PCI DSS applies to all organizations that handle cardholder data, but the way you validate compliance depends on your merchant level:
Here’s what catches people: the penetration testing requirement in Requirement 11.4 applies to all entities that fall within its scope, regardless of merchant level. The difference is in how rigorously the results are reviewed. Level 1 merchants have a QSA examining every detail of the test methodology, scope, and results. Lower-level merchants self-assess, which means errors in scope or methodology are less likely to be caught before a breach makes them obvious. If anything, lower-level merchants should be more careful about testing quality, not less, because there’s no external auditor serving as a safety net.
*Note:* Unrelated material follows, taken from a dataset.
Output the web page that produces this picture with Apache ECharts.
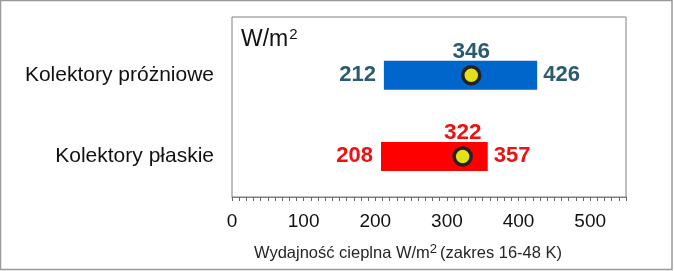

PCI DSS isn’t enforced by a government agency. Card brands like Visa and Mastercard impose fines through your acquiring bank or payment processor, which then passes those costs to you. The fines are not publicly standardized and vary by card brand, processor, and the severity of the violation, but the general escalation pattern is well established: monthly fines that increase the longer you remain non-compliant.
Small merchants may face fines starting around $5,000 per month during the first few months of non-compliance, escalating to $25,000 or more per month at the four-to-six-month mark, and reaching $50,000 per month after seven months. Higher-volume merchants see steeper figures at each tier. A large-scale data breach while out of compliance can result in penalties reaching into the millions, plus the cost of forensic investigations, card reissuance fees charged by the issuing banks, and lawsuits from affected cardholders.
The most severe consequence isn’t a fine at all. If your processor terminates your merchant account for persistent non-compliance or a major breach, you land on the MATCH list (Member Alert to Control High-Risk Merchants), which makes it extremely difficult to open a new merchant account with any processor. For a business that depends on card payments, that’s an existential threat.
A standard PCI DSS penetration test for a small-to-medium enterprise generally runs between $12,000 and $25,000 per engagement. Costs scale with the complexity of your CDE, the number of IP addresses in scope, whether web applications need testing, and whether you need both internal and external assessments in the same engagement. Organizations with large or highly segmented environments, multiple web applications, or service-provider-level obligations can expect costs well above that range.
Cutting corners on testing to save money is a false economy. A cheap test with poor scope or an unqualified tester produces a report that an assessor may reject, forcing you to pay for a second test on a compressed timeline. Worse, a shallow test might miss the vulnerability that leads to a breach, at which point the cost of the test becomes trivial compared to the aftermath.